» Exercise prompt
In the data below, find each line containing the string "this" and return it.

» Data shown
——————
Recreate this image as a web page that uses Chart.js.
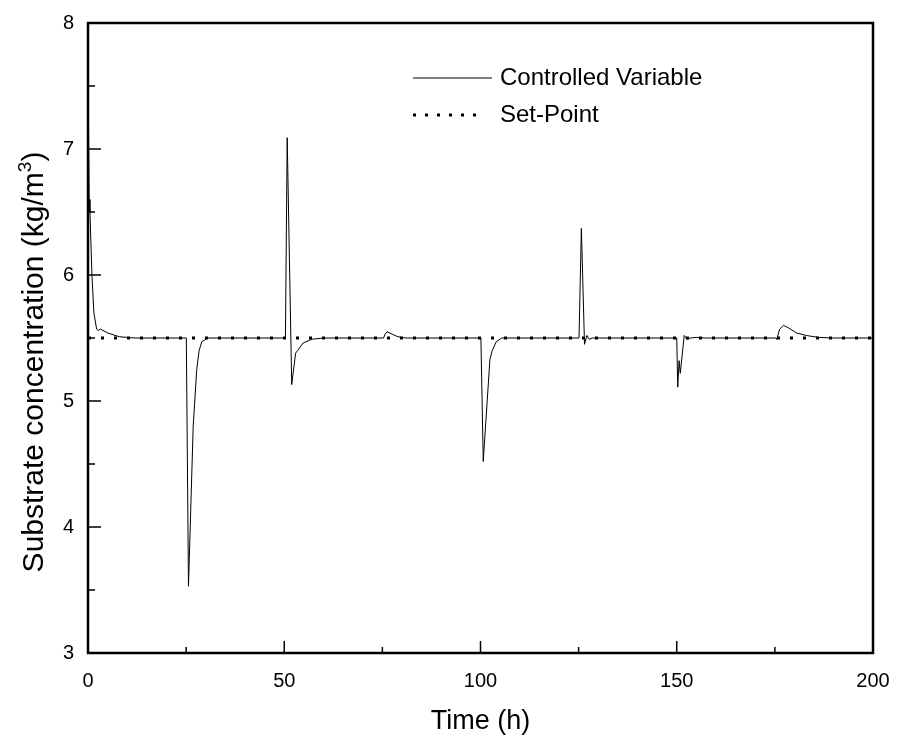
——————
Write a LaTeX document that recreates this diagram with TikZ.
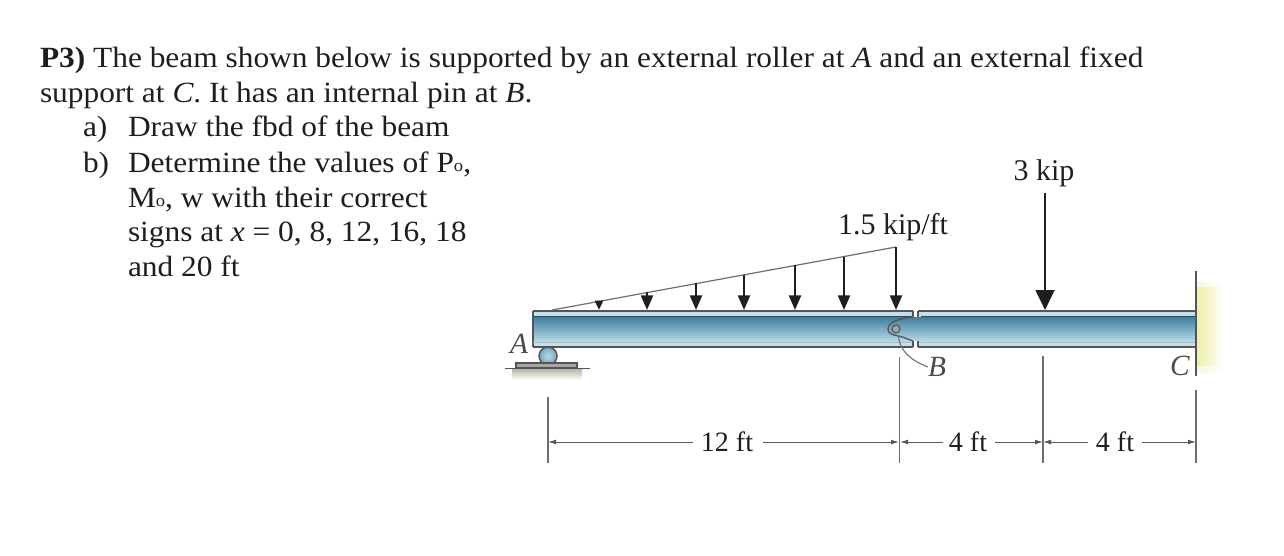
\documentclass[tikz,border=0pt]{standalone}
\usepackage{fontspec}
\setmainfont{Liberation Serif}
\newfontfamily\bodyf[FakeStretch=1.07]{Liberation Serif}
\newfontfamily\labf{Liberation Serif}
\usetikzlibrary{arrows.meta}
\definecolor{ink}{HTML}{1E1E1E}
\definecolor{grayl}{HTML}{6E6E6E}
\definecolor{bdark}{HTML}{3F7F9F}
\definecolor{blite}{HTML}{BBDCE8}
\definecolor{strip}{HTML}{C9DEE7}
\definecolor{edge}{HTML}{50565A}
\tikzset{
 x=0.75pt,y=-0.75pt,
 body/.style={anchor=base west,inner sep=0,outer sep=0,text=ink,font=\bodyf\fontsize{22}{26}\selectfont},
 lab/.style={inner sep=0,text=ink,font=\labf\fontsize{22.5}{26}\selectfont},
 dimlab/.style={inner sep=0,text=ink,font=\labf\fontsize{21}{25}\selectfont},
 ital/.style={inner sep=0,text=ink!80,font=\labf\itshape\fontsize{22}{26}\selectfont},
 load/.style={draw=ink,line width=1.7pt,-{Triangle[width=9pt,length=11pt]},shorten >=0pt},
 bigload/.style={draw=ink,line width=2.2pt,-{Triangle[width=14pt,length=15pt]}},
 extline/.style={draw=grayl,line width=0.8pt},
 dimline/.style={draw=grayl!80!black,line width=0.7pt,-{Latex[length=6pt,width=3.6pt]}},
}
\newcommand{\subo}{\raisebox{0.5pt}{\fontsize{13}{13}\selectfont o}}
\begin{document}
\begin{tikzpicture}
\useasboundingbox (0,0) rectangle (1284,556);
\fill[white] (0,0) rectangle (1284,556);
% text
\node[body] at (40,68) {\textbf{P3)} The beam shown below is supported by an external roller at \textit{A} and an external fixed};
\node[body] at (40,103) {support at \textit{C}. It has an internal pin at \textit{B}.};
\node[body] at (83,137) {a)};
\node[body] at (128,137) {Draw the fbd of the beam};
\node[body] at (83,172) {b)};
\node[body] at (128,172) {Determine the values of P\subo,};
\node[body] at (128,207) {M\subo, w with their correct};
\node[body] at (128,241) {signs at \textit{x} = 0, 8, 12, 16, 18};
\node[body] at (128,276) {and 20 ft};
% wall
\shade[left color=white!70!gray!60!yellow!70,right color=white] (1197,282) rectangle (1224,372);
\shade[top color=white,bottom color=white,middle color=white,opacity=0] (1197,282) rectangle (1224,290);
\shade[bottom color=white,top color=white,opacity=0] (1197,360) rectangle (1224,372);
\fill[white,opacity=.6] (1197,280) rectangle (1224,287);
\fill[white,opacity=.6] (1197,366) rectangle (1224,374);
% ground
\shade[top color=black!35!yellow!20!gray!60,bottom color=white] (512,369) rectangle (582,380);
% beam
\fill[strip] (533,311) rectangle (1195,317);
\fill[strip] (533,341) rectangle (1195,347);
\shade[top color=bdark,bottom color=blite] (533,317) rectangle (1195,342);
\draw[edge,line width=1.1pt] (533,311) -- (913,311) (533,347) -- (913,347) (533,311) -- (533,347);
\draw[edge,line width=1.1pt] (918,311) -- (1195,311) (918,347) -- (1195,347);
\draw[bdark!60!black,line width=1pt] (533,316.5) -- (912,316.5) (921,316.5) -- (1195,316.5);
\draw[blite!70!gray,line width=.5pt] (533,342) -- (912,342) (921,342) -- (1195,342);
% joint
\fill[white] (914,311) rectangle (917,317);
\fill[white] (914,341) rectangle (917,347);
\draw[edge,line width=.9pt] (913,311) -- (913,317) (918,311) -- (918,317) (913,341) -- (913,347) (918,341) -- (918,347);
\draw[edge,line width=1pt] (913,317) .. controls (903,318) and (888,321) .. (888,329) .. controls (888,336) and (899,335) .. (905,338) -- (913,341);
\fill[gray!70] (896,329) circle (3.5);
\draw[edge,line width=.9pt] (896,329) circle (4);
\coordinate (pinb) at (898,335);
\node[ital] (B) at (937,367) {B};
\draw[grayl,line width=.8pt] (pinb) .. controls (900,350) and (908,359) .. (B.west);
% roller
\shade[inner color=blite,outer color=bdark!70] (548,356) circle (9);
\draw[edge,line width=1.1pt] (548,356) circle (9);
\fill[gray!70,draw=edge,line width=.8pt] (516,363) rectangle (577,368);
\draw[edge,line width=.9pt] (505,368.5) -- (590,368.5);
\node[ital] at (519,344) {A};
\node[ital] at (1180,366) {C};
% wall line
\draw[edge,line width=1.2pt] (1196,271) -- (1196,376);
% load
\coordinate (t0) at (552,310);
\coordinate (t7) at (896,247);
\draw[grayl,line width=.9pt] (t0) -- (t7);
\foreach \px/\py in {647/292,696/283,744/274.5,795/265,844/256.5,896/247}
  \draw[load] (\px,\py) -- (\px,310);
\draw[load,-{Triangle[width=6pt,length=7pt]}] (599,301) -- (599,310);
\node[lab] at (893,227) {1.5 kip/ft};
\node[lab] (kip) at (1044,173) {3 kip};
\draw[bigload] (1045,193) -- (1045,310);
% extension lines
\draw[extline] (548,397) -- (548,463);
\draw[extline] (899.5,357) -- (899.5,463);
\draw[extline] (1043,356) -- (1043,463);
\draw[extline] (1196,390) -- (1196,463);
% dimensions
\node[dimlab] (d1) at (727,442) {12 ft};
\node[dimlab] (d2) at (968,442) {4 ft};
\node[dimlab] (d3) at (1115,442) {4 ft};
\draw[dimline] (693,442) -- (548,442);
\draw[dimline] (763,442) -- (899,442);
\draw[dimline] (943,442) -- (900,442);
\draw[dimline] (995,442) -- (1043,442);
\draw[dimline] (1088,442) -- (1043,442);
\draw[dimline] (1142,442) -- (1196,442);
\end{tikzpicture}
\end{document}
——————
» Exercise response
Recreate this image as a web page that uses Chart.js.
Write a LaTeX document that recreates this diagram with TikZ.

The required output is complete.